Predominance of Common Questions
The court assessed the predominance requirement under Rule 23(b)(3) and found that common questions of law and fact predominated over individual questions. The Lead Plaintiff's claims centered on allegations of misrepresentation and loss causation, which were common to all class members, thereby allowing for generalized proof through common evidence. The court explained that the issues surrounding Tivity's alleged misstatements and the impact on stock prices were amenable to class-wide resolution, thus fulfilling the predominance requirement. The court also ruled that individualized inquiries regarding reliance and damages would not outweigh the common issues, particularly given the established presumption of reliance under the fraud-on-the-market theory. This presumption indicated that all class members could be considered to have relied on the integrity of the market price, reinforcing the predominance of common questions.

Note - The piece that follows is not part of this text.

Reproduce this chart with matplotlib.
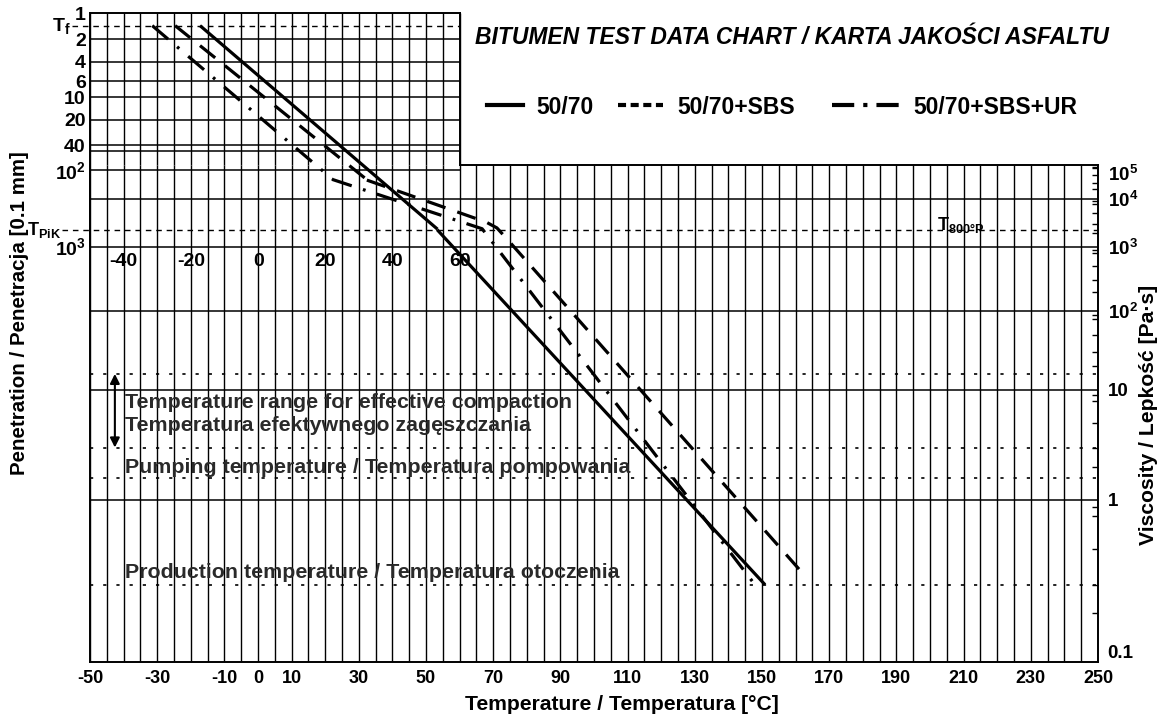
import numpy as np
import matplotlib.pyplot as plt
from matplotlib.lines import Line2D
from matplotlib.ticker import FixedLocator, NullFormatter

plt.rcParams['font.family'] = ['Liberation Sans', 'DejaVu Sans']
plt.rcParams['font.weight'] = 'bold'
plt.rcParams['mathtext.default'] = 'regular'
plt.rcParams['lines.scale_dashes'] = False
plt.rcParams['axes.linewidth'] = 1.4
plt.rcParams['axes.unicode_minus'] = False

# temperature scale [°C]
temp_ticks = [-50, -30, -10, 0, 10, 30, 50, 70, 90, 110, 130, 150, 170, 190, 210, 230, 250]
pen_temp_ticks = [-40, -20, 0, 20, 40, 60]
temp_grid_step = 5

# penetration scale [0.1 mm] (printed values and their depth on the chart)
pen_ticks = [1, 2, 4, 6, 10, 20, 40, 100, 1000]
pen_labels = ['1', '2', '4', '6', '10', '20', '40', '10$^2$', '10$^3$']
pen_depth = [0, 26, 49, 68, 84, 107, 132, 157, 233]
pen_grid = [2, 4, 6, 10, 20, 40, 50, 100]

# viscosity scale [Pa·s] (printed values and their height on the chart)
visc_ticks = [0.1, 1, 10, 100, 1e3, 1e4, 1e5]
visc_labels = ['0.1', '1', '10', '10$^2$', '10$^3$', '10$^4$', '10$^5$']
visc_height = [0, 162, 272, 351, 415, 463, 497]
visc_grid = [1, 10, 100, 1e3, 1e4]
visc_minor = [m * 10.0 ** k for k in range(-1, 5) for m in (2, 3, 5, 8, 9)]

# reference levels
pen_fraass = 1.4          # T_f
visc_softening = 2300     # T_PiK / T_800P
visc_compaction = [16, 3]
visc_pumping = 1.6
visc_production = 0.3

# test data: penetration part and viscosity part of each binder
pen_5070_t = [-17.3, 53.3]
pen_5070 = [1.4, 600]
visc_5070_t = [53.3, 150.9]
visc_5070 = [2300, 0.3]

pen_sbs_t = [-24.7, 32.4]
pen_sbs = [1.4, 135]
visc_sbs_t = [32.4, 67.9, 71.1, 74.1, 162.8]
visc_sbs = [36000, 3300, 2500, 1470, 0.34]

pen_ur_t = [-31.5, 22.0]
pen_ur = [1.4, 131]
visc_ur_t = [22.0, 66.7, 147.9]
visc_ur = [38000, 2400, 0.3]


def to_pos(values, marks, pos):
    v = np.log10(np.maximum(np.asarray(values, float), 1e-12))
    lm = np.log10(marks)
    out = np.interp(v, lm, pos)
    out = np.where(v < lm[0], pos[0] + (v - lm[0]) * (pos[1] - pos[0]) / (lm[1] - lm[0]), out)
    out = np.where(v > lm[-1], pos[-1] + (v - lm[-1]) * (pos[-1] - pos[-2]) / (lm[-1] - lm[-2]), out)
    return out


def from_pos(p, marks, pos):
    p = np.asarray(p, float)
    lm = np.log10(marks)
    out = np.interp(p, pos, lm)
    out = np.where(p < pos[0], lm[0] + (p - pos[0]) * (lm[1] - lm[0]) / (pos[1] - pos[0]), out)
    out = np.where(p > pos[-1], lm[-1] + (p - pos[-1]) * (lm[-1] - lm[-2]) / (pos[-1] - pos[-2]), out)
    return 10.0 ** out


W, H = 1161, 718
fig = plt.figure(figsize=(W / 100, H / 100), dpi=100)
fig.patch.set_facecolor('white')
ax_p = fig.add_axes([90 / W, 472 / H, 370 / W, 233 / H])
ax_v = fig.add_axes([90 / W, 56 / H, 1008 / W, 497 / H])
ax_p.set_zorder(1)
ax_v.set_zorder(2)
ax_p.patch.set_visible(False)
ax_v.patch.set_visible(False)

# ---- viscosity part ----
ax_v.set_yscale('function', functions=(lambda v: to_pos(v, visc_ticks, visc_height),
                                        lambda h: from_pos(h, visc_ticks, visc_height)))
ax_v.set_xlim(-50, 250)
ax_v.set_ylim(0.1, 1e5)
ax_v.set_xticks(temp_ticks)
ax_v.tick_params(axis='x', which='both', length=0, pad=6, labelsize=13)

ax_v.yaxis.tick_right()
ax_v.set_yticks(visc_ticks, visc_labels)
ax_v.yaxis.set_minor_locator(FixedLocator(visc_minor))
ax_v.yaxis.set_minor_formatter(NullFormatter())
ax_v.tick_params(axis='y', which='major', length=0, pad=7, labelsize=13.5)
ax_v.tick_params(axis='y', which='minor', direction='in', length=4, width=1)
ylabels = ax_v.get_yticklabels()
ylabels[0].set_va('bottom')
ylabels[-1].set_va('top')
for v in visc_grid:
    ax_v.axhline(v, color='black', lw=1.1, zorder=1)
for v in visc_compaction + [visc_pumping, visc_production]:
    ax_v.axhline(v, color='black', lw=1.2, ls=(0, (2.3, 7.2)), zorder=1)
ax_v.spines['top'].set_bounds(60, 250)

ax_v.axhline(visc_softening, xmin=-0.028, xmax=1, color='black', lw=1.0,
             ls=(0, (4, 3.5)), clip_on=False, zorder=1)

# ---- penetration part ----
ax_p.set_yscale('function', functions=(lambda p: to_pos(p, pen_ticks, pen_depth),
                                        lambda d: from_pos(d, pen_ticks, pen_depth)))
ax_p.set_xlim(-50, 60)
ax_p.set_ylim(1000, 1)
ax_p.set_xticks(pen_temp_ticks)
ax_p.tick_params(axis='x', which='both', length=0, pad=5, labelsize=14)
ax_p.set_yticks(pen_ticks, pen_labels)
ax_p.tick_params(axis='y', which='both', length=0, pad=3, labelsize=14)
for p in pen_grid:
    ax_p.axhline(p, color='black', lw=1.1, zorder=1)
ax_p.spines['bottom'].set_visible(False)
y_top_v = ax_v.transData.transform((0, 1e5))[1]
pen_at_top_v = ax_p.transData.inverted().transform((0, y_top_v))[1]
ax_p.spines['right'].set_bounds(1, pen_at_top_v)

ax_p.axhline(pen_fraass, xmin=-0.05, xmax=1, color='black', lw=1.0,
             ls=(0, (4, 3.5)), clip_on=False, zorder=1)

# vertical temperature grid: whole viscosity field, extended up through the penetration box
grid_t = np.arange(-50, 251, temp_grid_step)
ax_v.vlines(grid_t, 0, 1, transform=ax_v.get_xaxis_transform(),
            color='black', lw=1.0, zorder=1)
pen_top = ax_v.transAxes.inverted().transform(ax_p.transAxes.transform((0, 1)))[1]
grid_tp = grid_t[grid_t <= ax_p.get_xlim()[1]]
ax_v.vlines(grid_tp, 1, pen_top, transform=ax_v.get_xaxis_transform(),
            color='black', lw=1.0, zorder=1, clip_on=False)

# ---- binder curves ----
styles = {
    '50/70': dict(ls='-'),
    '50/70+SBS': dict(ls=(0, (14, 9))),
    '50/70+SBS+UR': dict(ls=(0, (15, 8.5, 2, 8.5))),
}
curves = [
    ('50/70', pen_5070_t, pen_5070, visc_5070_t, visc_5070),
    ('50/70+SBS', pen_sbs_t, pen_sbs, visc_sbs_t, visc_sbs),
    ('50/70+SBS+UR', pen_ur_t, pen_ur, visc_ur_t, visc_ur),
]
for name, pt, pv, vt, vv in curves:
    ax_p.plot(pt, pv, color='black', lw=2.3, solid_capstyle='butt',
              dash_capstyle='butt', zorder=3, **styles[name])
    ax_v.plot(vt, vv, color='black', lw=2.3, solid_capstyle='butt',
              dash_capstyle='butt', zorder=3, **styles[name])

# ---- level labels ----
ax_p.text(-0.052, pen_fraass, 'T$_{f}$', transform=ax_p.get_yaxis_transform(),
          ha='right', va='center', fontsize=14)
ax_v.text(-0.029, visc_softening, 'T$_{PiK}$', transform=ax_v.get_yaxis_transform(),
          ha='right', va='center', fontsize=13)
ax_v.text(202, visc_softening, 'T$_{800°P}$', ha='left', va='baseline', fontsize=13)

txt = '#2a2a2a'
ax_v.annotate('', xy=(-42.6, visc_compaction[1]), xytext=(-42.6, visc_compaction[0]),
              arrowprops=dict(arrowstyle='<|-|>', color='black', lw=1.5,
                              shrinkA=0, shrinkB=0, mutation_scale=14))
ax_v.text(-39.6, np.sqrt(visc_compaction[0] * visc_compaction[1]) * 0.87,
          'Temperature range for effective compaction\nTemperatura efektywnego zagęszczania',
          ha='left', va='center', fontsize=15.4, color=txt, linespacing=1.3)
ax_v.text(-39.6, np.sqrt(visc_compaction[1] * visc_pumping) * 0.9,
          'Pumping temperature / Temperatura pompowania',
          ha='left', va='center', fontsize=15.4, color=txt)
ax_v.text(-39.6, visc_production * 1.04, 'Production temperature / Temperatura otoczenia',
          ha='left', va='bottom', fontsize=15.4, color=txt)

# ---- axis titles, title, legend ----
fig.text(622 / W, 1 - 705 / H, 'Temperature / Temperatura [°C]',
         ha='center', va='center', fontsize=15.2)
fig.text(20 / W, 1 - 313 / H, 'Penetration / Penetracja [0.1 mm]',
         ha='center', va='center', rotation=90, fontsize=14.8)
fig.text(1149 / W, 1 - 415 / H, 'Viscosity / Lepkość [Pa·s]',
         ha='center', va='center', rotation=90, fontsize=15.2)
fig.text(475 / W, 1 - 38 / H, 'BITUMEN TEST DATA CHART / KARTA JAKOŚCI ASFALTU',
         ha='left', va='center', fontsize=16.5, fontstyle='italic')

legend_items = [
    ('50/70', '-', 487, 1.57, 0.6),
    ('50/70+SBS', (0, (5.8, 3.3)), 618, 1.96, 0.65),
    ('50/70+SBS+UR', (0, (16, 6.5, 3, 6.5)), 832, 3.1, 0.45),
]
for label, ls, x0, hl, pad in legend_items:
    fig.legend([Line2D([], [], color='black', lw=3, ls=ls, dash_capstyle='butt')], [label],
               loc='center left', bbox_to_anchor=(x0 / W, 1 - 107 / H),
               frameon=False, fontsize=16.5, handlelength=hl, handletextpad=pad,
               borderpad=0, borderaxespad=0)

fig.savefig('out.png', dpi=100)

Impact of Post-Disclosure Purchases
The court addressed Tivity's arguments concerning the Lead Plaintiff's post-disclosure stock purchases, asserting that such purchases did not disqualify the Lead Plaintiff from serving as a class representative. The court noted that purchasing stock after a corrective disclosure does not negate the claims of reliance and misrepresentation, as investors might still view the stock as a bargain following the market's adjustment. The court referenced legal precedents that supported the notion that post-disclosure purchases could be consistent with the belief that the stock was trading at a price reflecting the new information. This perspective aligned with the broader understanding of market efficiency, which acknowledges that market price reflects available information, including past fraud. Therefore, the court concluded that the Lead Plaintiff's post-disclosure acquisitions did not undermine their typicality or adequacy as a class representative.
Conclusion
Ultimately, the court concluded that the Lead Plaintiff met the requirements for class certification under Federal Rule of Civil Procedure 23. The court found that the Lead Plaintiff's claims were typical of those of the proposed class, adequately represented the interests of the class, and that common questions of law and fact predominated over individual issues. The court granted the motion to certify the class, thereby allowing the Lead Plaintiff to proceed with the litigation on behalf of all individuals who purchased Tivity common stock during the specified period. This ruling underscored the court's commitment to ensuring that securities fraud claims could be efficiently adjudicated on a class-wide basis, reinforcing the principles of collective redress in the face of alleged corporate misconduct.